*Record list*:
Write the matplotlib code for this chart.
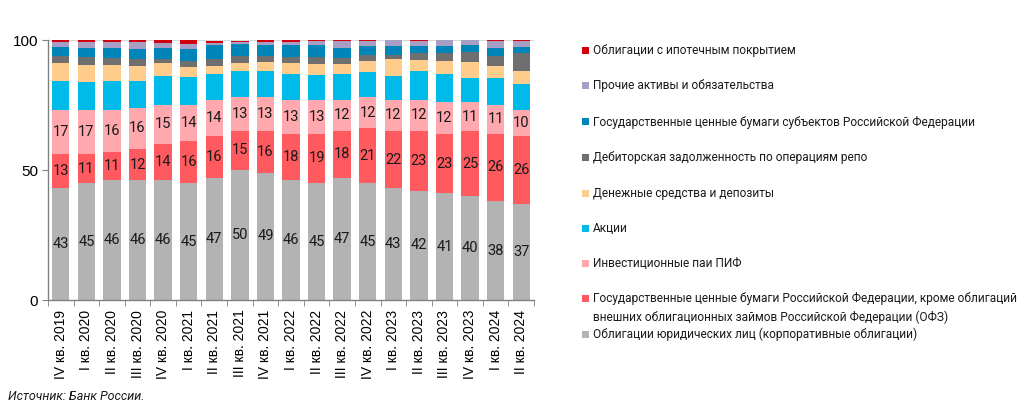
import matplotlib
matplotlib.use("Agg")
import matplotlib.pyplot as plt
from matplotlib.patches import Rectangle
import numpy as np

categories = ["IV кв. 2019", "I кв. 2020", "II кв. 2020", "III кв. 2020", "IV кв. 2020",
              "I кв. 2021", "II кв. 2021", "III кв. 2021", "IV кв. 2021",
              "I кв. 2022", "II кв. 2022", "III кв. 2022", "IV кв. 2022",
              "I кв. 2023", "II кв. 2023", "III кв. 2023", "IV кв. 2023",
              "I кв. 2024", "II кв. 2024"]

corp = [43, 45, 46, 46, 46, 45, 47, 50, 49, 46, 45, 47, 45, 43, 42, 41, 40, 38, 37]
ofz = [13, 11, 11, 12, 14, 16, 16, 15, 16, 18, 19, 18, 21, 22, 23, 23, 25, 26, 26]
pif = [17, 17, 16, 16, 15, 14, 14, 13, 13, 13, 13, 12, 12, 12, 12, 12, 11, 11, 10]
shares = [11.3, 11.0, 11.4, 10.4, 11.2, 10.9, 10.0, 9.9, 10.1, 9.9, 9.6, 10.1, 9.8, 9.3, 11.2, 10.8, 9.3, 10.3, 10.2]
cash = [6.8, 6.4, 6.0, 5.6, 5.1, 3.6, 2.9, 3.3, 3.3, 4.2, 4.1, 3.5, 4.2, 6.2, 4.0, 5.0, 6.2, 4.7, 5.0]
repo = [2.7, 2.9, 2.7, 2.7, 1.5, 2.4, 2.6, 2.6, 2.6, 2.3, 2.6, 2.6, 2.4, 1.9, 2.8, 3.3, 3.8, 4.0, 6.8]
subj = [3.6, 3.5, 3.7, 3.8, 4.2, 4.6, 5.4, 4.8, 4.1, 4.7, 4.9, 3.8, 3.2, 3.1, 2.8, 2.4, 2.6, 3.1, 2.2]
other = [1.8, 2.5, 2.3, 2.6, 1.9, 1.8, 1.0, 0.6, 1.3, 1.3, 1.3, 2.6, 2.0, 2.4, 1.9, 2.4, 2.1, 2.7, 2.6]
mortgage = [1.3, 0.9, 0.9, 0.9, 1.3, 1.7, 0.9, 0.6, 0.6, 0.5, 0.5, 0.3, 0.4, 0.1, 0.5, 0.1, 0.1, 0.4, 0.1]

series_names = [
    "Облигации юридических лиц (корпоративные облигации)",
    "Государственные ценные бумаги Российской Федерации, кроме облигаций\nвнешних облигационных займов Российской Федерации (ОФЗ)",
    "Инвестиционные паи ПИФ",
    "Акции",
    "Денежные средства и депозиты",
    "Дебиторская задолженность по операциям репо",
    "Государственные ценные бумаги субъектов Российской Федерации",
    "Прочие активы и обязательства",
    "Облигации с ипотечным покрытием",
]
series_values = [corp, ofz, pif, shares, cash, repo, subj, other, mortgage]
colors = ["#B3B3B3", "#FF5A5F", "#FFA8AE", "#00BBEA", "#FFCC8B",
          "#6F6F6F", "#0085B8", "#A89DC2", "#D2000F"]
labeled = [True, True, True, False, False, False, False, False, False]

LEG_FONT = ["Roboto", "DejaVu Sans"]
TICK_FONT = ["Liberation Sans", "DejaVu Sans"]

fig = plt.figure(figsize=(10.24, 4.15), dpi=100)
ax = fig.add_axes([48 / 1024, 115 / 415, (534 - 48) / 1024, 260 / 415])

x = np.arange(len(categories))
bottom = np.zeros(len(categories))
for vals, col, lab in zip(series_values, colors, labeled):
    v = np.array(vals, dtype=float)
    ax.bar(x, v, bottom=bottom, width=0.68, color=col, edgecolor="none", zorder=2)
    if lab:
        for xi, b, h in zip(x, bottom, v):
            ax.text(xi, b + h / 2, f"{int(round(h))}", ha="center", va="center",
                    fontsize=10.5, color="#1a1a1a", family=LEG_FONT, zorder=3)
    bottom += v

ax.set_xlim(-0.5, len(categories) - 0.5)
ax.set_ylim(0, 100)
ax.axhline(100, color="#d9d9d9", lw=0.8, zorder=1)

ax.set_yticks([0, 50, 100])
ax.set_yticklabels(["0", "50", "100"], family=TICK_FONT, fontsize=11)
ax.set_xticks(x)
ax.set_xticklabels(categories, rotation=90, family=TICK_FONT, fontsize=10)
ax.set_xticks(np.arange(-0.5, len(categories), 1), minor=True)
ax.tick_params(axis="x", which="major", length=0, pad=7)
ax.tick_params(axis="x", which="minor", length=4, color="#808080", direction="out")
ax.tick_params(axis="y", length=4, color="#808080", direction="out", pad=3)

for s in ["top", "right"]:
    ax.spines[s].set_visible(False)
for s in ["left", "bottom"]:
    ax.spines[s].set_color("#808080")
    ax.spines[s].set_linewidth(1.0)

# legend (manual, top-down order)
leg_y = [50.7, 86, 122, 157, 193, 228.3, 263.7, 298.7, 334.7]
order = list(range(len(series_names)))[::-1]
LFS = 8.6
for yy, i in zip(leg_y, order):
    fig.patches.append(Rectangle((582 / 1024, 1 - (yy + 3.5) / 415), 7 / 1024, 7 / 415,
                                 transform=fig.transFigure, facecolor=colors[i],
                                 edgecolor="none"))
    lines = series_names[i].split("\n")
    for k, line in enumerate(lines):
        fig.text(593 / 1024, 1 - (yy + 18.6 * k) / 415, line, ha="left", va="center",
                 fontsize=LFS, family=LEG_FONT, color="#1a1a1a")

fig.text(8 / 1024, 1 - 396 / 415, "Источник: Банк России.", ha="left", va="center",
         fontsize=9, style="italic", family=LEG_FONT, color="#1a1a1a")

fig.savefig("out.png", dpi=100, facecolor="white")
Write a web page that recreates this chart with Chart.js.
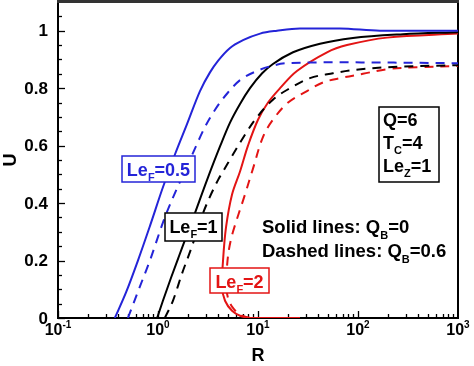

*Short problem*: Every line from the start of the listing above through the line with "0.1, 0.4, 0.1]" should be repeated exactly; skip the pictures and add nothing else.

*The reply*:
Write the matplotlib code for this chart.
import matplotlib
matplotlib.use("Agg")
import matplotlib.pyplot as plt
from matplotlib.patches import Rectangle
import numpy as np

categories = ["IV кв. 2019", "I кв. 2020", "II кв. 2020", "III кв. 2020", "IV кв. 2020",
              "I кв. 2021", "II кв. 2021", "III кв. 2021", "IV кв. 2021",
              "I кв. 2022", "II кв. 2022", "III кв. 2022", "IV кв. 2022",
              "I кв. 2023", "II кв. 2023", "III кв. 2023", "IV кв. 2023",
              "I кв. 2024", "II кв. 2024"]

corp = [43, 45, 46, 46, 46, 45, 47, 50, 49, 46, 45, 47, 45, 43, 42, 41, 40, 38, 37]
ofz = [13, 11, 11, 12, 14, 16, 16, 15, 16, 18, 19, 18, 21, 22, 23, 23, 25, 26, 26]
pif = [17, 17, 16, 16, 15, 14, 14, 13, 13, 13, 13, 12, 12, 12, 12, 12, 11, 11, 10]
shares = [11.3, 11.0, 11.4, 10.4, 11.2, 10.9, 10.0, 9.9, 10.1, 9.9, 9.6, 10.1, 9.8, 9.3, 11.2, 10.8, 9.3, 10.3, 10.2]
cash = [6.8, 6.4, 6.0, 5.6, 5.1, 3.6, 2.9, 3.3, 3.3, 4.2, 4.1, 3.5, 4.2, 6.2, 4.0, 5.0, 6.2, 4.7, 5.0]
repo = [2.7, 2.9, 2.7, 2.7, 1.5, 2.4, 2.6, 2.6, 2.6, 2.3, 2.6, 2.6, 2.4, 1.9, 2.8, 3.3, 3.8, 4.0, 6.8]
subj = [3.6, 3.5, 3.7, 3.8, 4.2, 4.6, 5.4, 4.8, 4.1, 4.7, 4.9, 3.8, 3.2, 3.1, 2.8, 2.4, 2.6, 3.1, 2.2]
other = [1.8, 2.5, 2.3, 2.6, 1.9, 1.8, 1.0, 0.6, 1.3, 1.3, 1.3, 2.6, 2.0, 2.4, 1.9, 2.4, 2.1, 2.7, 2.6]
mortgage = [1.3, 0.9, 0.9, 0.9, 1.3, 1.7, 0.9, 0.6, 0.6, 0.5, 0.5, 0.3, 0.4, 0.1, 0.5, 0.1, 0.1, 0.4, 0.1]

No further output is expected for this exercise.